Bloei en hoogdagen (1919-1960)
In deze periode wist de coöperatie een almaar grotere plaats te veroveren in de distributie- en apotheeksector, terwijl ook financiële coöperaties en coöperatieve banken en verzekeringsmaatschappijen een opmars kenden.
Terugval en stabilisatie (1961-1985)
In dit tijdvak hielden tal van grote consumentencoöperaties het voor bekeken, omwille van twee redenen. Ze hielden ten eerste vast aan hun lokale verankering en bleven zo te kleinschalig om de economische verschuivingen het hoofd te kunnen bieden. Samenwerkingen en fusies kwamen te laat. Ten tweede geloofden zij door een gebrek aan visie niet in de supermarkt, een revolutionair concept dat steeds populairder werd bij de bevolking. De coöperaties hadden dan ook al snel een forse achterstand opgelopen. Toen ze eindelijk het belang van de sector inzagen, konden ze de supermarkten niet meer bijbenen. Alle plaatsen waren ingenomen, voor alle lagen van de bevolking, ook de volksklassen. De ene na de andere coöperatie zette de activiteiten stop. Coöperatieve bewegingen, hetzij met een socialistische overtuiging, dan wel sociaal-christelijk geïnspireerd, hielden het voortaan vooral bij het bank- en verzekeringswezen en de apotheken. In deze sectoren toonden zij zich strijdvaardig en gedijden ze.
Verschuivingen in de financiële sector - Naar een coöperatieve revival (1986 tot nu)
In deze periode wisten coöperatieve ondernemingen hun positie te versterken, elk in hun respectieve sectoren. Ook zagen nieuwe coöperatieve initiatieven het levenslicht.
De financiële sector stond evenwel voor buitengewone uitdagingen toen de grenzen naar de Europese markt werden geopend. De drie grote coöperatieve groepen/families zouden overgaan tot tal van aankopen, overnames en herstructureringen.
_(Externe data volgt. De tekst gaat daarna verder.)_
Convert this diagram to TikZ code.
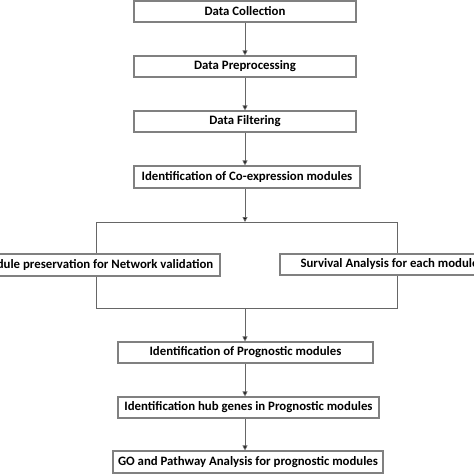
\documentclass[tikz,border=0pt]{standalone}
\usepackage{fontspec}
\setmainfont{Carlito}
\usetikzlibrary{arrows.meta}
\begin{document}
\begin{tikzpicture}[x=1pt,y=-1pt,
  box/.style={draw=black!50,line width=1.1pt,fill=white,inner sep=0pt,
    font=\bfseries\fontsize{12.8}{14}\selectfont},
  conn/.style={draw=black!60,line width=0.9pt},
  arr/.style={conn,-{Triangle[width=5pt,length=5pt,fill=black]}}]
\useasboundingbox (0,0) rectangle (474,474);
\clip (0,0) rectangle (474,474);
\fill[white] (0,0) rectangle (474,474);
\node[box,minimum width=222pt,minimum height=21pt] (b1) at (245,11.5) {Data Collection};
\node[box,minimum width=222pt,minimum height=21pt] (b2) at (245,66.5) {Data Preprocessing};
\node[box,minimum width=222pt,minimum height=21pt] (b3) at (245,121.5) {Data Filtering};
\node[box,minimum width=226pt,minimum height=22pt] (b4) at (247,177) {Identification of Co-expression modules};
\node[box,minimum width=248pt,minimum height=22pt] (bl) at (96,265) {Module preservation for Network validation};
\node[box,minimum width=219pt,minimum height=21pt] (br) at (389.5,264.5) {Survival Analysis for each module};
\node[box,minimum width=255pt,minimum height=21pt] (b5) at (245.5,352.5) {Identification of Prognostic modules};
\node[box,minimum width=261pt,minimum height=21pt] (b6) at (248.5,407.5) {Identification hub genes in Prognostic modules};
\node[box,minimum width=270pt,minimum height=22pt] (b7) at (248,462) {GO and Pathway Analysis for prognostic modules};
\coordinate (j1) at (245,222);
\coordinate (j1l) at (96,222);
\coordinate (j1r) at (397,222);
\coordinate (j2) at (245,308);
\coordinate (j2l) at (96,308);
\coordinate (j2r) at (397,308);
\draw[arr] (b1.south -| 245,0) -- (b2.north -| 245,0);
\draw[arr] (b2.south -| 245,0) -- (b3.north -| 245,0);
\draw[arr] (b3.south -| 245,0) -- (b4.north -| 245,0);
\draw[arr] (b4.south -| j1) -- (j1);
\draw[conn] (bl.north) -- (j1l) -- (j1r) -- (br.north -| j1r);
\draw[conn] (bl.south) -- (j2l) -- (j2r) -- (br.south -| j2r);
\draw[arr] (j2) -- (b5.north -| j2);
\draw[arr] (b5.south -| 245,0) -- (b6.north -| 245,0);
\draw[arr] (b6.south -| 245,0) -- (b7.north -| 245,0);
\end{tikzpicture}
\end{document}
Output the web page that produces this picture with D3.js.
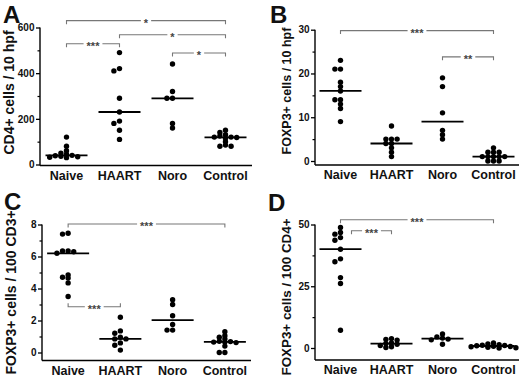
<!DOCTYPE html>
<html>
<head>
<meta charset="utf-8">
<script src="https://cdn.jsdelivr.net/npm/d3@7"></script>
<style>
  body { margin: 0; background: #fff; }
  svg { display: block; font-family: Arial, "Liberation Sans", sans-serif; font-weight: bold; }
</style>
</head>
<body>
<div id="chart"></div>
<script>
/* four column-scatter panels (A-D) with median lines and significance brackets */

const groups = ["Naive", "HAART", "Noro", "Control"];

// one inner array per group, same order as groups
const cd4PerHpf = [
    [120, 80, 60, 50, 45, 40, 38, 36, 34, 32, 30],
    [490, 420, 410, 290, 230, 190, 180, 150, 110],
    [440, 320, 290, 290, 180, 160],
    [150, 140, 130, 125, 120, 120, 118, 115, 100, 85, 80, 80]
];
const foxp3PerHpf = [
    [23, 21, 21, 18, 17, 16, 14, 14, 13, 12, 9],
    [8, 5, 5, 5, 4, 4, 3, 2, 1],
    [19, 17, 11, 7, 6, 5],
    [3, 2, 2, 2, 1, 1, 1, 1, 1, 0, 0, 0]
];
const foxp3PerCd3 = [
    [7.45, 7.4, 6.35, 6.35, 6.3, 6.2, 4.85, 4.7, 4.65, 4.35, 3.5],
    [2.2, 1.35, 1.2, 0.95, 0.85, 0.85, 0.6, 0.45, 0.15],
    [3.3, 3.0, 2.3, 1.75, 1.4, 1.4],
    [1.3, 1.05, 0.95, 0.85, 0.7, 0.68, 0.65, 0.65, 0.62, 0.4, 0, 0]
];
const foxp3PerCd4 = [
    [48.8, 46.8, 46.1, 44.7, 43.6, 40, 36.1, 34.9, 28.5, 26.1, 7.2],
    [3.8, 3.5, 3.2, 2.0, 1.8, 1.5, 1.0, 0.5, 0.2],
    [5.7, 4.5, 4.0, 3.6, 3.3, 1.5],
    [2.0, 1.6, 1.3, 1.1, 1.0, 0.9, 0.7, 0.6, 0.5, 0.3, 0.1, 0.0]
];

// labelled ticks and the small unlabelled ones in between
const ticksA = [0, 200, 400, 600], minorA = [100, 300, 500];
const ticksB = [0, 10, 20, 30], minorB = [5, 15, 25];
const ticksC = [0, 2, 4, 6, 8], minorC = [1, 3, 5, 7];
const ticksD = [0, 25, 50], minorD = [12.5, 37.5];

// significance brackets: [from, to, level, stars]
const sigA = [["Naive", "Control", 630, "*"], ["HAART", "Control", 568, "*"],
              ["Naive", "HAART", 529, "***"], ["Noro", "Control", 488, "*"]];
const sigB = [["Naive", "Control", 29.8, "***"], ["Noro", "Control", 23.8, "**"]];
const sigC = [["Naive", "Control", 8.03, "***"], ["Naive", "HAART", 2.86, "***"]];
const sigD = [["Naive", "Control", 51.9, "***"], ["Naive", "HAART", 47.5, "***"]];

const width = 520, height = 377;

let svg = d3.select("#chart")
    .append("svg")
    .attr("width", width)
    .attr("height", height);

const panels = [
    {letter: "A", lx: 3, ly: 22.5, values: cd4PerHpf, label: "CD4+ cells / 10 hpf", labSize: 14, ticks: ticksA, minor: minorA,
     sig: sigA, max: 600, left: 40, right: 252, top: 27.5, zero: 164.5, base: 165.5, labX: 14, labY: 92.5},
    {letter: "B", lx: 270, ly: 22.5, values: foxp3PerHpf, label: "FOXP3+ cells / 10 hpf", labSize: 12.5, ticks: ticksB, minor: minorB,
     sig: sigB, max: 30, left: 315, right: 519, top: 29.7, zero: 161, base: 165, labX: 290.5, labY: 91},
    {letter: "C", lx: 4, ly: 210, values: foxp3PerCd3, label: "FOXP3+ cells / 100 CD3+", labSize: 14, ticks: ticksC, minor: minorC,
     sig: sigC, max: 8, left: 42, right: 251, top: 224.5, zero: 352.5, base: 360.5, labX: 16, labY: 292.5,
     flip: [1]},
    {letter: "D", lx: 268, ly: 211, values: foxp3PerCd4, label: "FOXP3+ cells / 100 CD4+", labSize: 13.4, ticks: ticksD, minor: minorD,
     sig: sigD, max: 50, left: 315, right: 519, top: 224.5, zero: 348, base: 360, labX: 291, labY: 297,
     shift: {1: 11}}
];

// place dots in columns so that close values sit side by side
function swarm(vals, y, step, gap) {
    const placed = [];
    const order = [0, -1, 1, -2, 2, -3, 3, -4, 4, -5, 5];
    return vals.slice().sort((a, b) => b - a).map(v => {
        const py = y(v);
        let col = 0;
        for (const c of order) {
            if (!placed.some(p => p.col === c && Math.abs(p.py - py) < gap)) { col = c; break; }
        }
        placed.push({col, py});
        return {v, py, dx: col * step};
    });
}

panels.forEach(p => {
    const g = svg.append("g");

    const x = d3.scaleBand()
        .domain(groups)
        .range([p.left, p.right]);
    const cx = d => x(d) + x.bandwidth() / 2;

    const y = d3.scaleLinear()
        .domain([0, p.max])
        .range([p.zero, p.top]);

    // y axis: labelled ticks, minor ticks, then the spine down to the x axis
    let ya = g.append("g")
        .attr("transform", `translate(${p.left},0)`)
        .call(d3.axisLeft(y).tickValues(p.ticks).tickSize(4).tickPadding(1.5).tickFormat(d3.format("~g")));
    ya.select(".domain").remove();
    ya.selectAll("line").attr("stroke", "#000").attr("stroke-width", 1.3);
    ya.selectAll("text").style("font-size", "10px").style("font-family", "Arial, 'Liberation Sans', sans-serif")
        .style("font-weight", "bold").attr("fill", "#111");

    let ym = g.append("g")
        .attr("transform", `translate(${p.left},0)`)
        .call(d3.axisLeft(y).tickValues(p.minor).tickSize(2.5).tickFormat(""));
    ym.select(".domain").remove();
    ym.selectAll("line").attr("stroke", "#000").attr("stroke-width", 1.2);

    g.append("line")
        .attr("x1", p.left).attr("x2", p.left)
        .attr("y1", y(p.max)).attr("y2", p.base)
        .attr("stroke", "#000").attr("stroke-width", 1.4);

    // x axis: plain line with the group names under it
    g.append("line")
        .attr("x1", p.left).attr("x2", p.right)
        .attr("y1", p.base).attr("y2", p.base)
        .attr("stroke", "#000").attr("stroke-width", 1.6);

    let xa = g.append("g")
        .attr("transform", `translate(0,${p.base})`)
        .call(d3.axisBottom(x).tickSize(0).tickPadding(5.5));
    xa.select(".domain").remove();
    xa.selectAll("text").style("font-size", "12.5px").style("font-family", "Arial, 'Liberation Sans', sans-serif")
        .style("font-weight", "bold").attr("fill", "#111");

    // y axis title
    g.append("text")
        .attr("transform", `translate(${p.labX},${p.labY}) rotate(-90)`)
        .attr("text-anchor", "middle")
        .style("font-size", p.labSize + "px")
        .attr("fill", "#111")
        .text(p.label);

    // panel letter
    g.append("text")
        .attr("x", p.lx).attr("y", p.ly)
        .style("font-size", "24px")
        .attr("fill", "#111")
        .text(p.letter);

    // dots and medians
    groups.forEach((grp, i) => {
        const vals = p.values[i];
        const pts = swarm(vals, y, 5.6, 3);
        g.selectAll(null)
            .data(pts)
            .join("circle")
            .attr("cx", d => cx(grp) + d.dx)
            .attr("cy", d => d.py)
            .attr("r", 2.7)
            .attr("fill", "#000");

        const med = d3.median(vals);
        g.append("line")
            .attr("x1", cx(grp) - 21).attr("x2", cx(grp) + 21)
            .attr("y1", y(med)).attr("y2", y(med))
            .attr("stroke", "#000").attr("stroke-width", 1.8);
    });

    // significance brackets
    p.sig.forEach((s, i) => {
        const dir = (p.flip && p.flip.includes(i)) ? -1 : 1;
        const x1 = cx(s[0]) + ((p.shift && p.shift[i]) || 0);
        const x2 = cx(s[1]);
        const yy = y(s[2]);
        const mid = (x1 + x2) / 2;

        let t = g.append("text")
            .attr("x", mid).attr("y", yy + 6)
            .attr("text-anchor", "middle")
            .style("font-size", "11px")
            .attr("fill", "#444")
            .text(s[3]);
        const w = t.node().getComputedTextLength();

        g.append("path")
            .attr("d", `M${x1},${yy + dir * 3.5}V${yy}H${mid - w / 2 - 3}M${mid + w / 2 + 3},${yy}H${x2}V${yy + dir * 3.5}`)
            .attr("fill", "none")
            .attr("stroke", "#777")
            .attr("stroke-width", 1.1);
    });
});
</script>
</body>
</html>
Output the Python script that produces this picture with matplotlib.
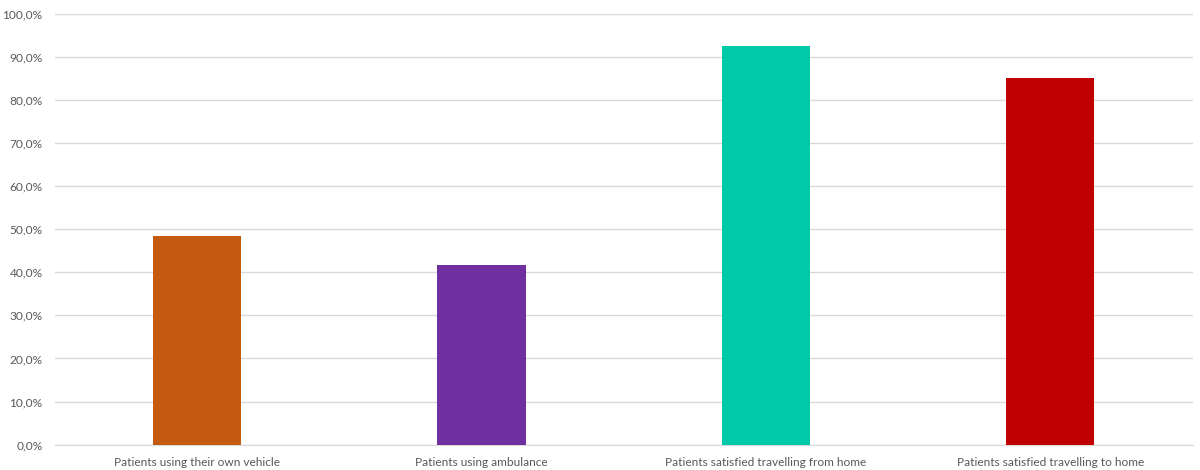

Daaruit ontstonden twee grote coöperaties (de Arco-groep van de christelijke arbeidersbeweging werd geliquideerd): P&V, tegenwoordig de zesde grootste verzekeringsmaatschappij in België; Cera, de financiële coöperatie (verbonden aan de Boerenbond) die vandaag ongeveer 7 % van het kapitaal van KBC, Belgiës grootste bank, in handen heeft.
In de farmaceutische distributiesector wisten coöperatieven een sterke marktpositie in te nemen. Tegenwoordig houden ze een comfortabele 20 % van de Belgische markt in handen, onder meer met MultiPharma, marktleider in België.
In deze periode herwon de coöperatieve formule bovendien aan belangstelling en doken nieuwe initiatieven op. In een economisch moeilijke context wierp de coöperatieve aanpak zich op als een oplossing voor problemen rond tewerkstelling en toegang tot de arbeidsmarkt. Nieuwe sectoren doken op als antwoord op nieuwe, voornamelijk ecologische bekommernissen: biologische landbouw, korte ketens, eerlijke handel … En in de categorie ‘onbetwiste successen’ zijn er de coöperaties die hernieuwbare energie produceren en beheren.